On the other hand, in conventional plasma processing, even when a plasma with relatively low electron temperature (for example, ECR plasma or the like) is used, the electron temperature of the plasma is about 2 eV to 4 eV, and therefore, giving a plasma generated based on continuous energy supply to a processing target involves a high possibility of causing damage to the processing target. Therefore, according to the present invention, it is possible to reduce the damage to the processing target compared with the conventional art.

As described above, according to the present invention, it is possible to provide a plasma processing apparatus and a plasma processing method that realize suitable plasma processing with reduced damage to a processing target ascribable to plasma generation. Therefore, applying the present invention to, for example, film formation processing of an insulation film makes it possible to prevent the occurrence of problems ascribable to the damage, such as poor breakdown voltage of the insulation film, increased leakage current, and reduced transistor driving current.

BRIEF DESCRIPTION OF THE DRAWINGS

FIG. 1 is a schematic cross-sectional view showing one preferred embodiment of a plasma processing apparatus of the present invention;

FIG. 2 is a schematic cross-sectional view showing an example of a detailed configuration of the plasma processing apparatus shown in FIG. 1;

FIG. 3 is a graph showing electron temperature in a wafer from its center to edge, when plasma processing is applied under 1000 W power by continuous energy supply based on a continuous wave and by intermittent energy supply based on a pulse;

FIG. 4 is a graph showing electron density in a wafer from its center to edge, when plasma processing is applied under 1000 W power by continuous energy supply based on a continuous wave and by intermittent energy supply based on a pulse;

FIG. 5 is a graph showing electron temperature in a wafer from its center to edge, when plasma processing is applied under 1500 W power by continuous energy supply based on a continuous wave and by intermittent energy supply based on a pulse

FIG. 6 is a graph showing electron density in a wafer from its center to edge, when plasma processing is applied under 1500 W power by continuous energy supply based on a continuous wave and by intermittent energy supply based on a pulse;

FIG. 7 is a graph showing electron temperature in a wafer from its center to edge, when plasma processing is applied under 2000 W power by continuous energy supply based on a continuous wave and by intermittent energy supply based on a pulse;

FIG. 8 is a graph showing electron density in a wafer from its center to edge, when plasma processing is applied under 2000 W power by continuous energy supply based on a continuous wave and by intermittent energy supply based on a pulse;

FIG. 9 is a graph showing the correlation between a duty ratio of the pulse and electron temperature; and

FIG. 10 is a graph showing the correlation between a duty ratio of the pulse and electron density.

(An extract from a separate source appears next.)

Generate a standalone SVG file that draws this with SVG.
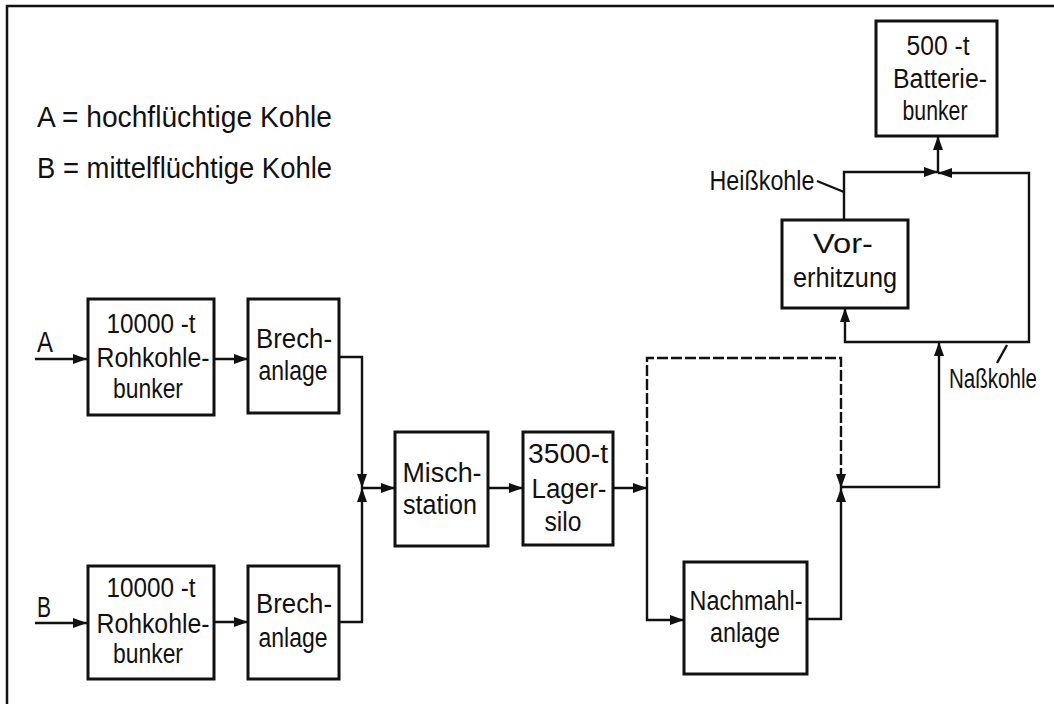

DETAILED DESCRIPTION OF THE INVENTION

Hereinafter, the present invention will be more concretely described, with reference to the drawings when necessary. In the description below, “part” and “%” representing a quantity ratio are on a mass basis unless otherwise noted.

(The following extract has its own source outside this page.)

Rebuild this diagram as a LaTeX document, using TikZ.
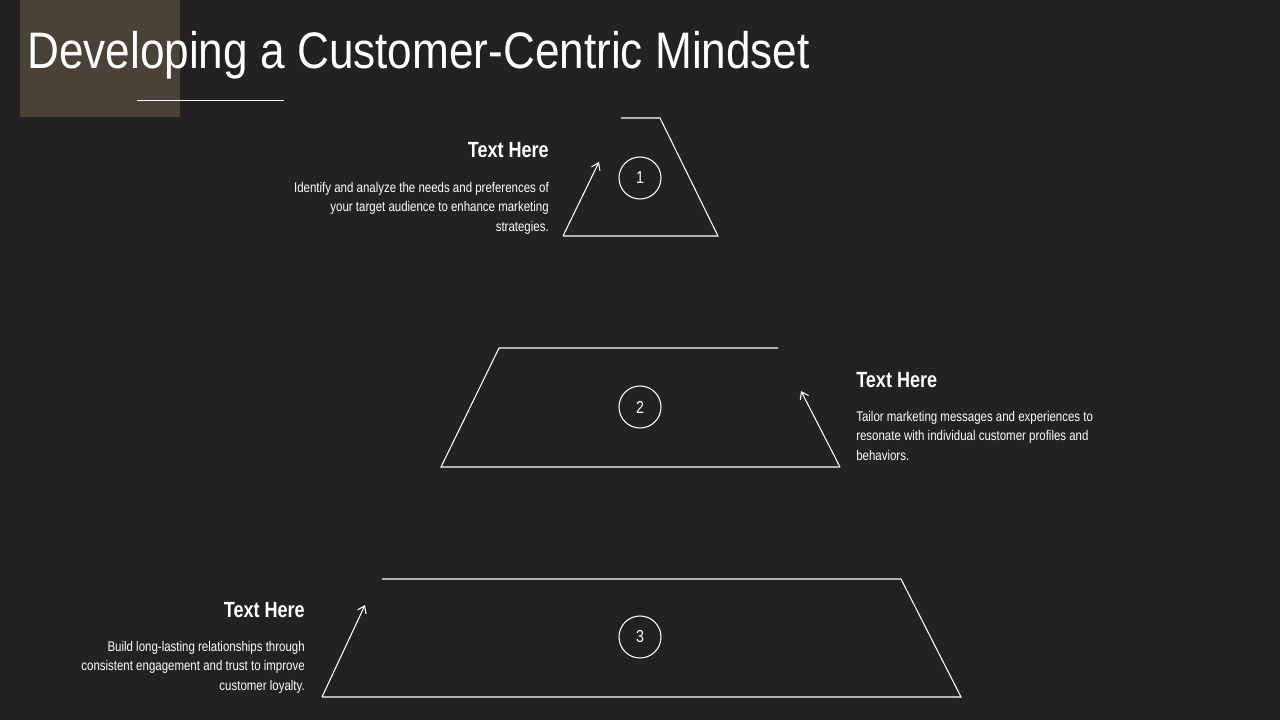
\documentclass[tikz,border=0pt]{standalone}
\usepackage{fontspec}
\setmainfont{Liberation Sans}[FakeStretch=0.82]
\newfontfamily\titlefont{Liberation Sans}[FakeStretch=0.86]
\usetikzlibrary{arrows.meta}
\definecolor{bg}{HTML}{232122}
\definecolor{box}{HTML}{4A4236}
\tikzset{
  edge/.style={white, line width=0.8pt},
  arr/.style={edge, -{Straight Barb[length=5pt,width=7pt]}},
  num/.style={circle, draw=white, line width=0.8pt, minimum size=31.5pt, text=white, font=\fontsize{13}{15}\selectfont},
  head/.style={text=white, font=\fontsize{16.5}{20}\selectfont\bfseries, inner sep=0},
  desc/.style={text=white, font=\fontsize{10.5}{14.6}\selectfont, inner sep=0}
}
\begin{document}
\begin{tikzpicture}[x=0.75pt,y=-0.75pt]
\fill[bg] (0,0) rectangle (1280,720);
\useasboundingbox (0,0) rectangle (1280,720);
\fill[box] (20,0) rectangle (180,117);
\node[anchor=west, text=white, inner sep=0, font=\titlefont\fontsize{38.5}{42}\selectfont] (title) at (27,55) {Developing a Customer-Centric Mindset};
\coordinate (u1) at (137,100); \coordinate (u2) at (284,100);
\draw[white, line width=0.6pt] (u1) -- (u2);
% shape 1
\coordinate (a1) at (621,118); \coordinate (a2) at (660,118); \coordinate (a3) at (718,236);
\coordinate (a4) at (563,236); \coordinate (a5) at (599,162);
\draw[edge] (a1) -- (a2) -- (a3) -- (a4);
\draw[arr] (a4) -- (a5);
\node[num] (n1) at (640,178) {1};
\node[head, anchor=east] (h1) at (549,150) {Text Here};
\node[desc, anchor=north east, align=right] (d1) at (549,182) {Identify and analyze the needs and preferences of\\ your target audience to enhance marketing\\ strategies.};
% shape 2
\coordinate (b1) at (778,348); \coordinate (b2) at (499,348); \coordinate (b3) at (441,467);
\coordinate (b4) at (840,467); \coordinate (b5) at (801,391);
\draw[edge] (b1) -- (b2) -- (b3) -- (b4);
\draw[arr] (b4) -- (b5);
\node[num] (n2) at (640,407) {2};
\node[head, anchor=west] (h2) at (856,380) {Text Here};
\node[desc, anchor=north west, align=left] (d2) at (856,411) {Tailor marketing messages and experiences to\\ resonate with individual customer profiles and\\ behaviors.};
% shape 3
\coordinate (c1) at (382,579); \coordinate (c2) at (901,579); \coordinate (c3) at (961,697);
\coordinate (c4) at (322,697); \coordinate (c5) at (365,605);
\draw[edge] (c1) -- (c2) -- (c3) -- (c4);
\draw[arr] (c4) -- (c5);
\node[num] (n3) at (640,637) {3};
\node[head, anchor=east] (h3) at (305,610) {Text Here};
\node[desc, anchor=north east, align=right] (d3) at (305,641) {Build long-lasting relationships through\\ consistent engagement and trust to improve\\ customer loyalty.};
\end{tikzpicture}
\end{document}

(Plasma Processing Apparatus)

A plasma processing apparatus of the present invention includes at least: a plasma processing chamber in which plasma processing is applied to a processing target; a processing target supporting means for setting the processing target in the plasma processing chamber; and a plasma generating means for generating a plasma in the plasma processing chamber. In this plasma processing apparatus, the plasma generating means is capable of generating the plasma based on intermittent energy supply.

(Intermittent Energy Supply)

In the present invention, the “intermittent energy supply” means that an instant at which energy supply for plasma generation becomes zero takes place at least once in a predetermined time range (for example, 1 millisecond). In the present invention, as long as the “intermittent energy supply” takes place, a form of “intermittent” is not limited to a specific form. That is, a waveform for the energy supply may be any of well-known waveforms such as a rectangular waveform, a triangular waveform, and a curved waveform (for example, a sine curve). The “intermittent energy supply” preferably takes place based on the combination of a rectangular wave and a high-frequency wave.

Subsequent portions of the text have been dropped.